After leaving school and doing various jobs Johnnie went to London and worked as a barman and met some celebrity clients; “I got a job as barman at the BBC. I served T Rex one day, they were playing on Top Of The Pops; I remember Marc Bolan in his blue velvet suit. Another night I remember Eric Sykes ordering magnums of champagne.

Wilfred Brambell who played Steptoe in Steptoe and Son came in one day straight off the set and still wearing his scruffy costume. I didn’t know anything about the show and I said to somebody ‘I can’t believe he goes around dressed like that!’ Another day I had the newsreader Richard Baker in with me. He was a nervous wreck because he was being sent over to Northern Ireland and I was trying to comfort him telling him he’d be allright and no-one would harm him. I spent two or three years at the BBC then I headed off to Boston. I never wanted to be stuck in any job too long.”

Johnny had played little or no music in London but began performing in Boston. “I was working as a painter when I went over but I was in the pub one day listening to some musicians and I thought ‘I play all those instruments I could be up there’, and that’s what happened but it took a few years for the penny to drop. We’d play all sorts across the range; trad, folk, The Eagles and I didn’t mind, it was all entertainment.

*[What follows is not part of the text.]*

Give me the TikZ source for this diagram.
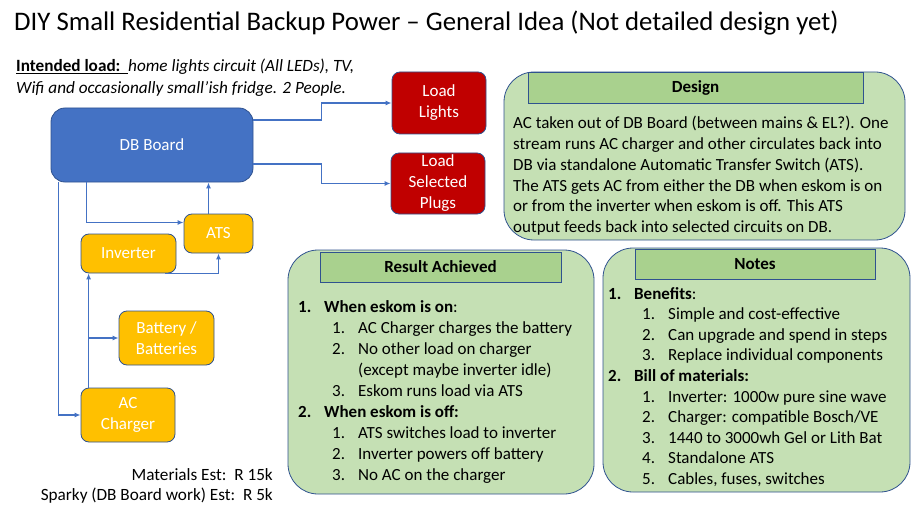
\documentclass[tikz,border=0pt]{standalone}
\usepackage{fontspec}
\setmainfont{Carlito}
\usetikzlibrary{arrows.meta,calc}

\definecolor{dbblue}{HTML}{4472C4}
\definecolor{edgeblue}{HTML}{2F528F}
\definecolor{loadred}{HTML}{C00000}
\definecolor{partyellow}{HTML}{FFC000}
\definecolor{notegreen}{HTML}{C5E0B4}
\definecolor{headgreen}{HTML}{A9D18E}

% list lines: top level and sub level
\newcommand{\listtop}[2]{\makebox[26pt][l]{\textbf{#1}}#2}
\newcommand{\listsub}[2]{\hspace*{34pt}\makebox[26pt][l]{#1}#2}
\newcommand{\listcont}[1]{\hspace*{60pt}#1}

\begin{document}
\begin{tikzpicture}[x=1pt, y=-1pt,
    part/.style={draw=edgeblue, line width=0.8pt, rounded corners=8pt, text=white,
        align=center, inner sep=0pt, font=\fontsize{17}{21}\selectfont},
    board/.style={part, fill=dbblue, rounded corners=14pt},
    load/.style={part, fill=loadred},
    unit/.style={part, fill=partyellow},
    panel/.style={draw=edgeblue, line width=0.8pt, fill=notegreen, rounded corners=30pt,
        inner sep=0pt},
    heading/.style={draw=edgeblue, line width=0.8pt, fill=headgreen, inner sep=0pt,
        font=\fontsize{17}{20}\selectfont\bfseries},
    body/.style={anchor=north west, align=left, inner sep=0pt,
        font=\fontsize{17}{20.8}\selectfont},
    wire/.style={draw=dbblue, line width=1.5pt, -{Latex[length=6pt,width=5pt]}}
]
    \useasboundingbox (0,0) rectangle (913,508);

    % title and notes on the left
    \node[anchor=west, inner sep=0pt, font=\fontsize{26.8}{30}\selectfont] (title) at (14,23)
        {DIY Small Residential Backup Power -- General Idea (Not detailed design yet)};
    \node[body, font=\fontsize{17.2}{22}\selectfont] (intent) at (16,59)
        {\underline{\textbf{Intended load:}\ \ }\textit{home lights circuit (All LEDs), TV,}\\
         \textit{Wifi and occasionally small’ish fridge. 2 People.}};
    \node[anchor=north east, align=right, inner sep=0pt, font=\fontsize{17.2}{20}\selectfont] (cost) at (273,468)
        {Materials Est:\ \ R 15k\\ Sparky (DB Board work) Est:\ \ R 5k};

    % parts
    \node[board, minimum width=202pt, minimum height=74pt] (db) at (152,145) {DB Board};
    \node[load, minimum width=94pt, minimum height=62pt] (lights) at (439,103) {Load\\ Lights};
    \node[load, minimum width=94pt, minimum height=61pt] (plugs) at (438,183.5) {Load\\ Selected\\ Plugs};
    \node[unit, minimum width=69pt, minimum height=39pt] (ats) at (218.5,233.5) {ATS};
    \node[unit, minimum width=95pt, minimum height=39pt] (inverter) at (128.5,253.5) {Inverter};
    \node[unit, minimum width=95pt, minimum height=54pt] (battery) at (166.5,338) {Battery /\\ Batteries};
    \node[unit, minimum width=94pt, minimum height=54pt] (charger) at (128,415) {AC\\ Charger};

    % connectors
    \draw[wire] ($(db.east)+(0,-25)$) -| ($(lights.west)+(-70,0)$) -- (lights.west);
    \draw[wire] ($(db.east)+(0,19)$) -| ($(plugs.west)+(-69,0)$) -- (plugs.west);
    \draw[wire] ($(db.south west)+(8,0)$) |- (charger.west);
    \draw[wire] ($(db.south west)+(36,0)$) |- ($(ats.west)+(0,-11)$);
    \coordinate (atsup) at ($(ats.north)+(-10,0)$);
    \draw[wire] (atsup) -- (atsup |- db.south);
    \draw[wire] ($(inverter.south)+(36.5,0)$) -| (ats.south);
    \coordinate (chup) at ($(charger.north west)+(8,0)$);
    \draw[wire] (chup) -- (chup |- inverter.south);
    \draw[wire] (chup |- battery.west) -- (battery.west);

    % design panel
    \node[panel, minimum width=401pt, minimum height=168pt] (design) at (704.5,156) {};
    \node[heading, minimum width=335pt, minimum height=31pt] (designhead) at (695.5,87.5) {Design};
    \node[body] (designtext) at (513,116)
        {AC taken out of DB Board (between mains \& EL?). One\\
         stream runs AC charger and other circulates back into\\
         DB via standalone Automatic Transfer Switch (ATS).\\
         The ATS gets AC from either the DB when eskom is on\\
         or from the inverter when eskom is off. This ATS\\
         output feeds back into selected circuits on DB.};

    % result panel
    \node[panel, minimum width=306pt, minimum height=244pt] (result) at (441,372) {};
    \node[heading, minimum width=241pt, minimum height=30pt] (resulthead) at (440.5,267) {Result Achieved};
    \node[body, font=\fontsize{17}{21}\selectfont] (resulttext) at (298,300)
        {\listtop{1.}{\textbf{When eskom is on}:}\\
         \listsub{1.}{AC Charger charges the battery}\\
         \listsub{2.}{No other load on charger}\\
         \listcont{(except maybe inverter idle)}\\
         \listsub{3.}{Eskom runs load via ATS}\\
         \listtop{2.}{\textbf{When eskom is off:}}\\
         \listsub{1.}{ATS switches load to inverter}\\
         \listsub{2.}{Inverter powers off battery}\\
         \listsub{3.}{No AC on the charger}};

    % notes panel
    \node[panel, minimum width=307pt, minimum height=244pt] (notes) at (756.5,370) {};
    \node[heading, minimum width=240pt, minimum height=30pt] (noteshead) at (755,264) {Notes};
    \node[body, font=\fontsize{17}{20.6}\selectfont] (notestext) at (608,287)
        {\listtop{1.}{\textbf{Benefits}:}\\
         \listsub{1.}{Simple and cost-effective}\\
         \listsub{2.}{Can upgrade and spend in steps}\\
         \listsub{3.}{Replace individual components}\\
         \listtop{2.}{\textbf{Bill of materials:}}\\
         \listsub{1.}{Inverter: 1000w pure sine wave}\\
         \listsub{2.}{Charger: compatible Bosch/VE}\\
         \listsub{3.}{1440 to 3000wh Gel or Lith Bat}\\
         \listsub{4.}{Standalone ATS}\\
         \listsub{5.}{Cables, fuses, switches}};
\end{tikzpicture}
\end{document}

“I then came back to Galway when my father was dying. I left all my instruments behind me in Boston and I never went back. I left everything behind, bank account and everything. The instruments were put up in the attic and they got robbed but I wasn’t attached to anything. When I settled back here I played a regular slot in Taaffes for a few years but I never went looking for set gigs, I’m just happy to join in wherever. I’d see myself as an accompanist really.”

‘You’d stoop down and grab the girl and twirl them around’

Last Christmas, Mullins assembled a delightful CD featuring a medley of local perfomers and a mix of familiar and original tunes and songs, several of which Mullins himself composed. “The CD is like a collage or snapshot of the people who play and sing on it. I didn’t mean it to be anything fancy but it’s nice for the people around the town to look back on,” Mullins observes.

There is a relaxed off-the-cuff easiness and intimacy about much of the album, and Mullins admits a number of the tracks were recorded spontaneously at sing-songs in people’s living rooms. Yet that imbues the proceedings with real warmth and easiness and the calibre of the performances throughout cannot be faulted.

One of Mullins’s own compositions is ‘Off the Ice Johnny Joyce’, a title which will strike a chord with older residents of Shantalla, as he explains; “When we were growing up in Shantalla, aged about 13 or 14, we’d put down ice all the way from the Sliding Rock to the door of Greg Cotter’s house; there were no cars at the time. The lads there like Colm McDonagh who were in the Army had hobnail boots and if you could get a pair of them, we were aged around 13/14, and you could swing and slide a girl with you. You’d shout that out meaning ‘clear the way’, you’d stoop down and grab the girl and twirl them around all the way down to Cotters.”

Mullins also does a charming version of Pachelbel’s Canon with accordions. “There must be a hundred versions of the Canon and I listened to them all,” he says. “I took the best out of them, the London Philharmonic were the only ones who go up on that bit at the end and for me that’s where it should go. I cherry-picked the ones that sounded best for me because the piece goes around and around.”

Aside from Mullins’ self-penned numbers (and his lovely air ‘Cloonkeen’ merits a mention ) other delights on the album include ‘Sammy’s Song’ with lyrics by Geraldine McDonagh and music by Gerry Mulholland, Joan Sullivan singing the old Jim Reeves spiritual ‘It’s No Secret’, Kevin Garvey’s ‘Madame’, Leasha Garvey singing the festive ‘Expect the Unexpected’, Risteard Mac Aodha’s jaunty ‘Dr James’ and Bernadette Mulligan on her own ‘Open Up Your Minds’.

“Bernadette came up to me outside Tigh Cóilí and said ‘Johnnie, I wrote this song’” Mullins reveals. “I listened to it and said I’d record it so I went out to her house and she did it. She was a great help to me when I was recording people, getting me and my instruments from point A to point B. She went out of her way to help, I’m very grateful to her.”

While this is the point where I’d normally say where one might purchase a copy of the CD, alas in this case Johnnie has already given away all the copies he made. “I don’t even have one spare copy!” he declaims throwing his hands to the air apologetically. However, you can find a number of the tracks on Youtube and, you might also be lucky and catch one or two of them being done live some fine day in Tig Cóilí.”